● To do
Extract each line holding the word "LaTeX" from the entries.

● Given data
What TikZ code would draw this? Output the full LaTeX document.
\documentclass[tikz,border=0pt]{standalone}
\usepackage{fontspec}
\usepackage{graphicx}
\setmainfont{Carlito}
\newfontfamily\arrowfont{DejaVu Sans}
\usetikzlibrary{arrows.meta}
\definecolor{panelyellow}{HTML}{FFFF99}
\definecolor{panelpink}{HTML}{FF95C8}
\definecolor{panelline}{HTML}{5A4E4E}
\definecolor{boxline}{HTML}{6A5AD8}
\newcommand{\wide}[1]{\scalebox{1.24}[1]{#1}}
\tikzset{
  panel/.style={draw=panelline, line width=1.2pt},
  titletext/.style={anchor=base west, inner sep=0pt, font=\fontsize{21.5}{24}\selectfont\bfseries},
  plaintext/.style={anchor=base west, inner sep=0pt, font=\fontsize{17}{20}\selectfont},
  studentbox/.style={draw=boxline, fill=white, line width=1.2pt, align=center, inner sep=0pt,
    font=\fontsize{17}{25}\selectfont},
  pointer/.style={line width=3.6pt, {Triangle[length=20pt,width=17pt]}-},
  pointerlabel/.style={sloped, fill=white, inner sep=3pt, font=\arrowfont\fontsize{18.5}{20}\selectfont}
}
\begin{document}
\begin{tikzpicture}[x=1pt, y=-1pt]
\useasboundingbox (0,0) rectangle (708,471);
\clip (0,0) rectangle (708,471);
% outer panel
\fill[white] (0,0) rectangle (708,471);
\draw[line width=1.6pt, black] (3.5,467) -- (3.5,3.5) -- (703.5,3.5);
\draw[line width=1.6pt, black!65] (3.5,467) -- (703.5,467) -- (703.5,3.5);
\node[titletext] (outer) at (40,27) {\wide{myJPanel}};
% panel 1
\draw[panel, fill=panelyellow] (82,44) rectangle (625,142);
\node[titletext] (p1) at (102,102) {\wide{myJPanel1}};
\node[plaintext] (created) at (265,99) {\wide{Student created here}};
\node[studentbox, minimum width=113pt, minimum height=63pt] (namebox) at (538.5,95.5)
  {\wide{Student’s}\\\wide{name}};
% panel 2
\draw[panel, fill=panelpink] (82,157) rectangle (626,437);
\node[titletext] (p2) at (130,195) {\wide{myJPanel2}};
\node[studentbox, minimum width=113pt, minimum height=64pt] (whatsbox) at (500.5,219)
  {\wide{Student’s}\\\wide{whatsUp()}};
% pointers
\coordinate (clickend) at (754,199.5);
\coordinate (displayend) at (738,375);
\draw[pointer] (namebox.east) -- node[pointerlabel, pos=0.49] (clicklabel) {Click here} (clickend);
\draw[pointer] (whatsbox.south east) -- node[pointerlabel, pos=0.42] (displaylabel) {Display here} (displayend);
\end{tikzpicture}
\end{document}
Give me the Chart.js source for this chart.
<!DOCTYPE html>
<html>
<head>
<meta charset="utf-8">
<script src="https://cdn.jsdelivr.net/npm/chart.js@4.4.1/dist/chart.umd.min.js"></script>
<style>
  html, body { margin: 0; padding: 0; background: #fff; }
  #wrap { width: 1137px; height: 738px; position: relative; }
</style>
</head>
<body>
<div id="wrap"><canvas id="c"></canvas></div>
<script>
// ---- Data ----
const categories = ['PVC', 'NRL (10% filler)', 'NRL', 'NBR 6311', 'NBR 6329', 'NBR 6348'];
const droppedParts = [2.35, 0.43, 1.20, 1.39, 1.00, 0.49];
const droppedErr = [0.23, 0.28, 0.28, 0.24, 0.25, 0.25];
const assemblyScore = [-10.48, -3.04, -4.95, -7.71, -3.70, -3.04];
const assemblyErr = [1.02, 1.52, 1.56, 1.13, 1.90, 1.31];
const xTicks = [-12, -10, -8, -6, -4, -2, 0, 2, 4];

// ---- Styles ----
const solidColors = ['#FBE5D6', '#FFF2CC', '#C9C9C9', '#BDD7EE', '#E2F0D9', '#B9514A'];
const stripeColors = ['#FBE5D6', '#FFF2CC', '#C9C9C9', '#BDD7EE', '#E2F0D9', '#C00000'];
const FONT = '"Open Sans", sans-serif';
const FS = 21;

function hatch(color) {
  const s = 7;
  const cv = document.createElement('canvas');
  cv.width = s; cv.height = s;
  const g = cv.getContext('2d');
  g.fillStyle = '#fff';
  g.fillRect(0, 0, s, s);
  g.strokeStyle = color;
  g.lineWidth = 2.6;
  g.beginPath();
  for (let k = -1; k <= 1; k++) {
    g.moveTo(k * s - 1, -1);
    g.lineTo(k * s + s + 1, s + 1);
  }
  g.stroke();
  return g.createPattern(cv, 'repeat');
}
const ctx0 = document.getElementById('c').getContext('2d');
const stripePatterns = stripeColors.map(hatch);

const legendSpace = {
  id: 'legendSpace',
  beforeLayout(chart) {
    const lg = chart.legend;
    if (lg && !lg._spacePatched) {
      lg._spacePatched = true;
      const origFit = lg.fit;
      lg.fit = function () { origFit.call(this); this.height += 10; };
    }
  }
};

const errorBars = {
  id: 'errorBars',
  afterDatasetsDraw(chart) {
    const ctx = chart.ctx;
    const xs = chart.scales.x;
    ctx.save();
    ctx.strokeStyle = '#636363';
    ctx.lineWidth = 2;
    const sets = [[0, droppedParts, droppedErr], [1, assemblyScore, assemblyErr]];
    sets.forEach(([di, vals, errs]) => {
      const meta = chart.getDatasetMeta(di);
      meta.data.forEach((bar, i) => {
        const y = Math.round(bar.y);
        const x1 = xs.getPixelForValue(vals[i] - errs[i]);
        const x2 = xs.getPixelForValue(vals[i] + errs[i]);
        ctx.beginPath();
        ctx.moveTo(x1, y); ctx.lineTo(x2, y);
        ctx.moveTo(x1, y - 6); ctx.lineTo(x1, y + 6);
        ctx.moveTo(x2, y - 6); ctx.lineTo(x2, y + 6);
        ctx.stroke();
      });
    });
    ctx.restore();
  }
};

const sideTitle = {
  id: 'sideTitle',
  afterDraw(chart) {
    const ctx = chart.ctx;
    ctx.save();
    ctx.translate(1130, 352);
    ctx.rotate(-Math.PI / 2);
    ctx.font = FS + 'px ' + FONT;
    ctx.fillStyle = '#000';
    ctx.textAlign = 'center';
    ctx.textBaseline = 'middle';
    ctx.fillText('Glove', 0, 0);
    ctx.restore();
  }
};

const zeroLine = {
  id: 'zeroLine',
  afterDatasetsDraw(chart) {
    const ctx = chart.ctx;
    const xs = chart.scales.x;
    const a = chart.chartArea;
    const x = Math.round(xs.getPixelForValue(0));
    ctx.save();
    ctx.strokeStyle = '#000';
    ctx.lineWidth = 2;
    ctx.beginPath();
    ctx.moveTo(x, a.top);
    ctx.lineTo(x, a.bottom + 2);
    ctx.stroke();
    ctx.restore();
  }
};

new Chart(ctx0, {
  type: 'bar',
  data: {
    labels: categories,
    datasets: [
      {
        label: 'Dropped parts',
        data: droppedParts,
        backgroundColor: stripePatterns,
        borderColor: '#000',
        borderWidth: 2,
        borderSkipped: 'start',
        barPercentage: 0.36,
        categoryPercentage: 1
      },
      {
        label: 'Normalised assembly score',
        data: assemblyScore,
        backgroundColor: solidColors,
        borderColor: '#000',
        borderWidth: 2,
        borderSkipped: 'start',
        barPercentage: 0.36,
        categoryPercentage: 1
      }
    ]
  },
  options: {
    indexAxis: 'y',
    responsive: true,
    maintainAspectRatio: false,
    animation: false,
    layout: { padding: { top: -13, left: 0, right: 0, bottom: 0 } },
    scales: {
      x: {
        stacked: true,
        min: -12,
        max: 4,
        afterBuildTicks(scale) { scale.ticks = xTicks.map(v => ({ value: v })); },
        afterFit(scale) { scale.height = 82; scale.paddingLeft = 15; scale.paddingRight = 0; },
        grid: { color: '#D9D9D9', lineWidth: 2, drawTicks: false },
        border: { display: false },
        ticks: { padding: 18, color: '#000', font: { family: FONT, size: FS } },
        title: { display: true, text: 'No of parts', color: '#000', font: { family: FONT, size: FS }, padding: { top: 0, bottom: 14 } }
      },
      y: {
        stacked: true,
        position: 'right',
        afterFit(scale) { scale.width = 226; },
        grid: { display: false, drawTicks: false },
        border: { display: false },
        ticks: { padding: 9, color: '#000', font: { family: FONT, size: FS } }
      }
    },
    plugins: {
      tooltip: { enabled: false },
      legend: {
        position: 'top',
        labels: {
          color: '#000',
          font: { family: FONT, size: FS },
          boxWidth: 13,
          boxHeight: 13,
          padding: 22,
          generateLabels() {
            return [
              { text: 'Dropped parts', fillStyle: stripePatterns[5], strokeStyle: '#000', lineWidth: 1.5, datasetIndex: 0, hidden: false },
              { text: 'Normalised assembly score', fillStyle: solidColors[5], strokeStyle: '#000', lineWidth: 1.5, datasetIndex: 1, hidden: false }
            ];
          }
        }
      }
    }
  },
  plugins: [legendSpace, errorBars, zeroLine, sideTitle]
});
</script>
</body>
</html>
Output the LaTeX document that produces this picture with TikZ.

● Completed task
What TikZ code would draw this? Output the full LaTeX document.
Output the LaTeX document that produces this picture with TikZ.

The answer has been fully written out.